-------- The input

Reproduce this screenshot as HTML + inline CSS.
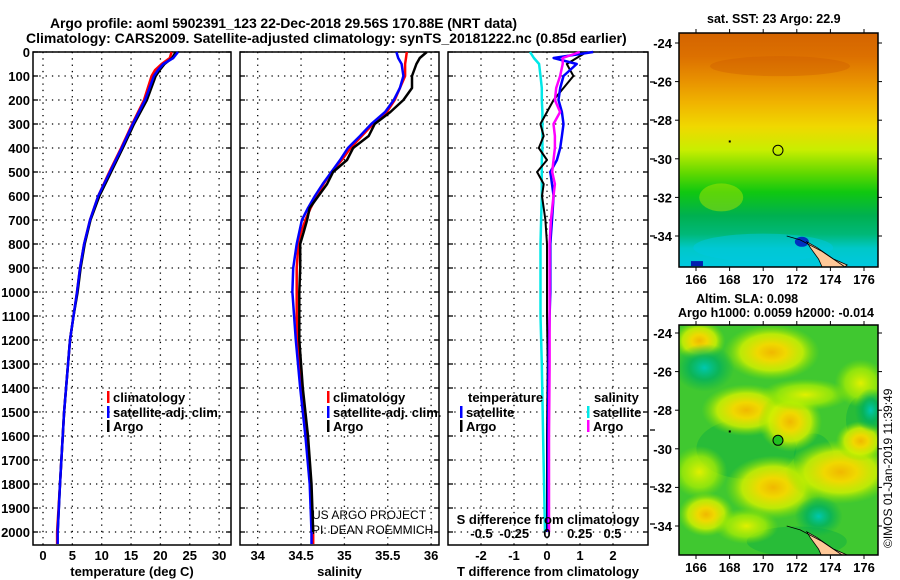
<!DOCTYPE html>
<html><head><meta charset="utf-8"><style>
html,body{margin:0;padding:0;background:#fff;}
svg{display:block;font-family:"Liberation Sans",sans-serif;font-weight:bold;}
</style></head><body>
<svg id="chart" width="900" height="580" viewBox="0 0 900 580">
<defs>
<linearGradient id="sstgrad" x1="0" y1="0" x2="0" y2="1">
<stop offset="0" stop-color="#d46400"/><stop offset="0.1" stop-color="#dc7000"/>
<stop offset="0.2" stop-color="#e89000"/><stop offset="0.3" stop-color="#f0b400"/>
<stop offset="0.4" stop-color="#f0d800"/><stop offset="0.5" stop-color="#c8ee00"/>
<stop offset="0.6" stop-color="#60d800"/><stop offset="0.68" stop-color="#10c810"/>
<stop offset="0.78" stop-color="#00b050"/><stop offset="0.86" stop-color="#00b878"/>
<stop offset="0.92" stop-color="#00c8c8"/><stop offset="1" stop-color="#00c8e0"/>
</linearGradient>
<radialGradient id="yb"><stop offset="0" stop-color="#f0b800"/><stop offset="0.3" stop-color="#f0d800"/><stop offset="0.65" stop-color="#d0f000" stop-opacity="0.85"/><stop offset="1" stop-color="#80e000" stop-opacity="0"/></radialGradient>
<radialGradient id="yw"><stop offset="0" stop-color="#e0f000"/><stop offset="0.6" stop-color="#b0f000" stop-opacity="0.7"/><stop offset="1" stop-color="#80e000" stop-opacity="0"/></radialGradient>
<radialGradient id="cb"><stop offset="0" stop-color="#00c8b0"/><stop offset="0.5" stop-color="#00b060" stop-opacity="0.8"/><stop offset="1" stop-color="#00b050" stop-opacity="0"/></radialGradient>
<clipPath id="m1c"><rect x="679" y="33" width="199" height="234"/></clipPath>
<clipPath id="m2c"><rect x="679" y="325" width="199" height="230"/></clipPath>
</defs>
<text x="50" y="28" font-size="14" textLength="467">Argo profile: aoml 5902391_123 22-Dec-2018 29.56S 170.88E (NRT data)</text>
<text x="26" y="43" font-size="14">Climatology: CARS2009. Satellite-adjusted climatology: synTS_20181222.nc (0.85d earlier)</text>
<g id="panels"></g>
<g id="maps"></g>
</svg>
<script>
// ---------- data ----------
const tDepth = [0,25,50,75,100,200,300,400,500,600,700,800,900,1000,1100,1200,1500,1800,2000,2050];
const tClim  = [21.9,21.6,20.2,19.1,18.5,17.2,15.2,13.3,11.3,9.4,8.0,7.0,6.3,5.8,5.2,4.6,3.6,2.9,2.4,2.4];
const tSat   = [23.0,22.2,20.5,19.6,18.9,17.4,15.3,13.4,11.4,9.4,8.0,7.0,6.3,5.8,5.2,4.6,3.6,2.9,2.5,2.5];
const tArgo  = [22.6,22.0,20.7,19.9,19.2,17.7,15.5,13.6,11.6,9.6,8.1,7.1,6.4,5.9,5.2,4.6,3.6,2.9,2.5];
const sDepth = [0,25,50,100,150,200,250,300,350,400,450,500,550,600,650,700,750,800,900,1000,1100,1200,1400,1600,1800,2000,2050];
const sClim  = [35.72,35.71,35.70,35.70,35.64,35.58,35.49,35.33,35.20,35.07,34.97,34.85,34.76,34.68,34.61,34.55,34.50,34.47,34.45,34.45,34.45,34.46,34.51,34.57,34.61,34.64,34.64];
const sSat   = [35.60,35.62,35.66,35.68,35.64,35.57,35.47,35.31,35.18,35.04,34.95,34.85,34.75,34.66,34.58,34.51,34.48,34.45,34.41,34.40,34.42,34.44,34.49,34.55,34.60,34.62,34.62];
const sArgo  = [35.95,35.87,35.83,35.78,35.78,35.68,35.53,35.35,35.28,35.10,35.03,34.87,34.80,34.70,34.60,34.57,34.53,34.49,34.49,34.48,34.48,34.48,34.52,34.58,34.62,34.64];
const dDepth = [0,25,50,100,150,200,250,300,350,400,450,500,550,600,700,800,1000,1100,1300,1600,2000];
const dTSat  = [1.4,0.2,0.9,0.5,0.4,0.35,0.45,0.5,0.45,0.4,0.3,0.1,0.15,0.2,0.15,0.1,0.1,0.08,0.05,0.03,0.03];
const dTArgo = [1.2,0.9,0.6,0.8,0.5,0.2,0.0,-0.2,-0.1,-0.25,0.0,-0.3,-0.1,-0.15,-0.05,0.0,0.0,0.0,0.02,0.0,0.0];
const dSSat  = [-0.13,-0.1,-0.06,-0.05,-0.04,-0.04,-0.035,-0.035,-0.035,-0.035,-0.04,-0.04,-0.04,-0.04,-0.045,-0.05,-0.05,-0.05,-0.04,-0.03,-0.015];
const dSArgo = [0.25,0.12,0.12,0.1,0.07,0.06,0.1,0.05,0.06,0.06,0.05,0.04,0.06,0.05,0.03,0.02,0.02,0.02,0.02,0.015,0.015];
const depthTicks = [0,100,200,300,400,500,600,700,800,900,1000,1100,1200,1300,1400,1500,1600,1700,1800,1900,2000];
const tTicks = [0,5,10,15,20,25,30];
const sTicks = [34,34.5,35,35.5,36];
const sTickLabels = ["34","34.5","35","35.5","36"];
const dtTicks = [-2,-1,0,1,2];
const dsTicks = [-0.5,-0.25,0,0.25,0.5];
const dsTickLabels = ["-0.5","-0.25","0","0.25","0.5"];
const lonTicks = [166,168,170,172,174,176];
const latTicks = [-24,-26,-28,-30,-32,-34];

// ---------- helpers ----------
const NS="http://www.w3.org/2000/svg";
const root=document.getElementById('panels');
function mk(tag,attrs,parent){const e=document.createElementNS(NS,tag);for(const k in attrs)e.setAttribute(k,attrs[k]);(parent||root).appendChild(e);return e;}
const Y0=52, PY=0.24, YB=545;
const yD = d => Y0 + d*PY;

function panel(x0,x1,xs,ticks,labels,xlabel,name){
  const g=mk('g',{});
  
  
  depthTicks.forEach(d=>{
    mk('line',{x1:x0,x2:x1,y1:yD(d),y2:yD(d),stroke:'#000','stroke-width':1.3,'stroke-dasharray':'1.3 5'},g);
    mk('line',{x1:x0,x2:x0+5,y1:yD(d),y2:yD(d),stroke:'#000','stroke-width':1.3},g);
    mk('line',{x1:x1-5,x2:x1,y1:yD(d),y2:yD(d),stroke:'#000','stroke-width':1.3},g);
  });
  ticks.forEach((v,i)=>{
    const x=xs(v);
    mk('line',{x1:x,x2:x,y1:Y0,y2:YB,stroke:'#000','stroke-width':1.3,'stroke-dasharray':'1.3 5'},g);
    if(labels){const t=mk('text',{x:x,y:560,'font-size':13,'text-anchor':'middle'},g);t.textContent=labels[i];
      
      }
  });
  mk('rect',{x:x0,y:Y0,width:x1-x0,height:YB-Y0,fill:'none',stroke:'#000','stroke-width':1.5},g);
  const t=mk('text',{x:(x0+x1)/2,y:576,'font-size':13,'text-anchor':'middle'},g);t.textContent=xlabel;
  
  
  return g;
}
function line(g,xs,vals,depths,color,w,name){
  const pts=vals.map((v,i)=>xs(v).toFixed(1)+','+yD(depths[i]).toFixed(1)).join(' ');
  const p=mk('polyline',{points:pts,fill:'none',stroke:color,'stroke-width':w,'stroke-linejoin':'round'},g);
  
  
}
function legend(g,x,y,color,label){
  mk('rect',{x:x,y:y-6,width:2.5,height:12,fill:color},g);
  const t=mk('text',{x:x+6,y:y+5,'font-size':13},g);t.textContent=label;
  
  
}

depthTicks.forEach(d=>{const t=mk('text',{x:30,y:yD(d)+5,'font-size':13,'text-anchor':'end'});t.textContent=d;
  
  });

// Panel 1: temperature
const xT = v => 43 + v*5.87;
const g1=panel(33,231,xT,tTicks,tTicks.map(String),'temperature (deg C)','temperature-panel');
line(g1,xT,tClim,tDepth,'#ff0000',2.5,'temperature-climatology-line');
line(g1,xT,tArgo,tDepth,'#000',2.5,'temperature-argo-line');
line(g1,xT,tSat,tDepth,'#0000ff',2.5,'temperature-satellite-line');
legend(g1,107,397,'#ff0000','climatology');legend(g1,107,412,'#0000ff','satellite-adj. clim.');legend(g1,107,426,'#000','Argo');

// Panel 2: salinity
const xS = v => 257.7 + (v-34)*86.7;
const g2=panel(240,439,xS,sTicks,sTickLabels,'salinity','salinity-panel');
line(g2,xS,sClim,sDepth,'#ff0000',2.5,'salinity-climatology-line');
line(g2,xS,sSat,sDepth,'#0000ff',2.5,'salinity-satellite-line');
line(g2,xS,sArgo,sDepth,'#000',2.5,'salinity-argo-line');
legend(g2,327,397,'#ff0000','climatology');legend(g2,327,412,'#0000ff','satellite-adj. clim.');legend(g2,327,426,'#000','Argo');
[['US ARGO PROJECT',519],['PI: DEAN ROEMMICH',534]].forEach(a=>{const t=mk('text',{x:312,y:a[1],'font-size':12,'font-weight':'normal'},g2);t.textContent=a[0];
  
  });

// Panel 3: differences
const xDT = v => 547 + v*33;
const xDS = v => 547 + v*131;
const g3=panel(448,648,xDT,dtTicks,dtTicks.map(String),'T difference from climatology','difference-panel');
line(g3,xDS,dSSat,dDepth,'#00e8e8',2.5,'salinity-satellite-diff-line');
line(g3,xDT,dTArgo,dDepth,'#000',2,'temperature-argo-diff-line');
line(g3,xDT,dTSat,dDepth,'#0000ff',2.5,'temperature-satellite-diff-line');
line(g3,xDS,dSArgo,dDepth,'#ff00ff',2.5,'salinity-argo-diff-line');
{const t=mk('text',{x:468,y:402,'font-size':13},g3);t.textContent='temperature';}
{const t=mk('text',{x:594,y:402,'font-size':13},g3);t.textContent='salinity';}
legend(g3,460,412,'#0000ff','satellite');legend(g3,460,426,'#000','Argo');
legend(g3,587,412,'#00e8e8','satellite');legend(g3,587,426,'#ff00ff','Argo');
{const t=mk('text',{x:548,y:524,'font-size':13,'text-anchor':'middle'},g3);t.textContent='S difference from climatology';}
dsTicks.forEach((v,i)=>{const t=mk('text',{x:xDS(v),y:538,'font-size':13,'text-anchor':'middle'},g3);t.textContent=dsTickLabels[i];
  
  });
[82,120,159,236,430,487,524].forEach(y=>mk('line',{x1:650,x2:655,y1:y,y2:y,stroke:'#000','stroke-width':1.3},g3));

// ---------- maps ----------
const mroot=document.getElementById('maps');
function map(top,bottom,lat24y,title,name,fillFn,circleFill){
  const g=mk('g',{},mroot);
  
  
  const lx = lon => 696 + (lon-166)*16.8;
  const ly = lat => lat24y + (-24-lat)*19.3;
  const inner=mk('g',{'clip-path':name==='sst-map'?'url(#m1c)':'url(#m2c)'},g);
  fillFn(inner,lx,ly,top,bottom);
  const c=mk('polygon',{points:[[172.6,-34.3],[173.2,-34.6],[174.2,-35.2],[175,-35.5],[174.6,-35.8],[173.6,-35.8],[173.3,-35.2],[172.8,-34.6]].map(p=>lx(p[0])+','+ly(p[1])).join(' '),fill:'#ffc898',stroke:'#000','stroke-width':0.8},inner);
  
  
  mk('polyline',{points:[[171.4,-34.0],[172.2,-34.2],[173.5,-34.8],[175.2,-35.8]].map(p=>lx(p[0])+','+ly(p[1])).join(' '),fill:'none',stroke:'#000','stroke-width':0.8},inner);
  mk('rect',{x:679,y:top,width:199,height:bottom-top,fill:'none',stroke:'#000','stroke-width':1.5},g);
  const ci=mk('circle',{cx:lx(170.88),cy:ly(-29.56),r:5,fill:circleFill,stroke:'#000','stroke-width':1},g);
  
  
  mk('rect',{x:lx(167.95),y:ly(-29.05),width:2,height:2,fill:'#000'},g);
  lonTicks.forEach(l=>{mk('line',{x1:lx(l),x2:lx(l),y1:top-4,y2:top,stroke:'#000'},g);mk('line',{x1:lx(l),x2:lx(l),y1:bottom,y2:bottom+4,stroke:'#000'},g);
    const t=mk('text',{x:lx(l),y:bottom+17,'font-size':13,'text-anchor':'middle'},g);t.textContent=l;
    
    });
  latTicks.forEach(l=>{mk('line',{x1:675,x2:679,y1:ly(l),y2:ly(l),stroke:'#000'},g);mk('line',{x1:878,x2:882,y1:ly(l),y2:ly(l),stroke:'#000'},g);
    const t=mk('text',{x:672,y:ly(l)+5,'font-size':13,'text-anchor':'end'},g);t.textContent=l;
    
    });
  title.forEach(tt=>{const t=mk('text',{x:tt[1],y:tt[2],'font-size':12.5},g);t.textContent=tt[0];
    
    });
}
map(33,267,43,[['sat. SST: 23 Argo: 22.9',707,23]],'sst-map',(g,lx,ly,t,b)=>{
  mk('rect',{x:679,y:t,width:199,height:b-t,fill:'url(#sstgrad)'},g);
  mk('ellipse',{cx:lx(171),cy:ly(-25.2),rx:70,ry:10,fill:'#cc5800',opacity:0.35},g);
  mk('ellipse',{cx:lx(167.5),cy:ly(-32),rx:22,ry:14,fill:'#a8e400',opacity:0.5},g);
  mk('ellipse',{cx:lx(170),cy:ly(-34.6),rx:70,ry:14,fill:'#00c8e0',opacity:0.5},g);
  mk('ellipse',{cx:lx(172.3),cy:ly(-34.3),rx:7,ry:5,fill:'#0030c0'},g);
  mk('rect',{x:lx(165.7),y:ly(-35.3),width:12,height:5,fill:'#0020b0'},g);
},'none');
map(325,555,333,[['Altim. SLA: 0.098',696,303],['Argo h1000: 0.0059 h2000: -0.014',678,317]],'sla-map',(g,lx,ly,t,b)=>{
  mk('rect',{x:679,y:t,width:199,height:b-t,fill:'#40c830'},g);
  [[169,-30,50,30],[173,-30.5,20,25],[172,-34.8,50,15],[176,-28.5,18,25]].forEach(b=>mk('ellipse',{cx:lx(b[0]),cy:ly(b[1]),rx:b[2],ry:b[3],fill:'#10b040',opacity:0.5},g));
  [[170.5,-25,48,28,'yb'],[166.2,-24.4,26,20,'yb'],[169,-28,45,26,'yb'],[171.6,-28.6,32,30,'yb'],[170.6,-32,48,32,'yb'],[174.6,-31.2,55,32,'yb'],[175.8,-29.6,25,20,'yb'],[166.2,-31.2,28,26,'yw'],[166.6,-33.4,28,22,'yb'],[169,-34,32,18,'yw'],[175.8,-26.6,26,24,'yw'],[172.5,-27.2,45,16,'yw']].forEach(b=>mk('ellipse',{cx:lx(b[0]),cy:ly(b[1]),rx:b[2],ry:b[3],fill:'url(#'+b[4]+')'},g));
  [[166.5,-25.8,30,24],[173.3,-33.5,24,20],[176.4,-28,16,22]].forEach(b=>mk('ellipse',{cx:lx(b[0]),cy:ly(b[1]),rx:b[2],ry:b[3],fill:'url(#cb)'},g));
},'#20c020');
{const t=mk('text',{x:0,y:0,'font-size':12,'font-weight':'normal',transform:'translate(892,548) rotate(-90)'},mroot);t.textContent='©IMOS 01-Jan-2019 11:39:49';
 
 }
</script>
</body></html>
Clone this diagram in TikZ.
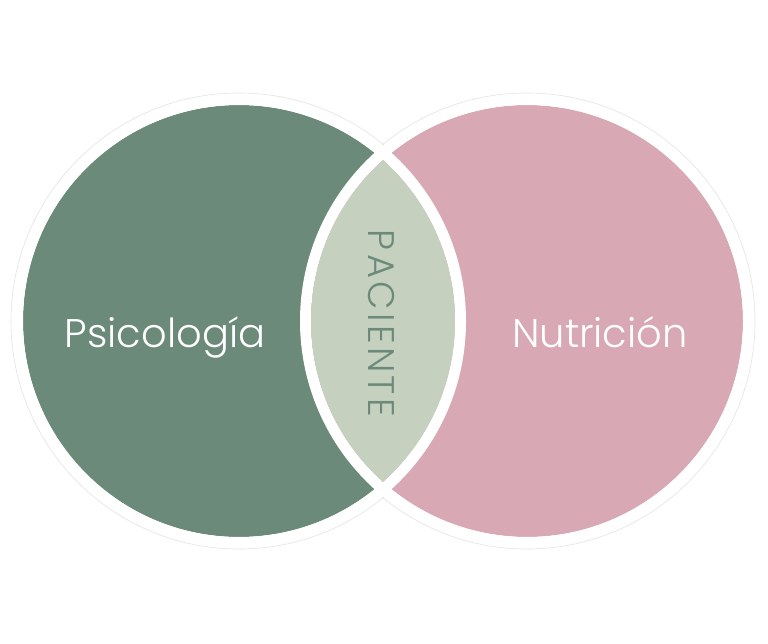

----------------

What the task asks » Find every line that includes the string "this". Report how many there are and nothing else.

Exercise result » 2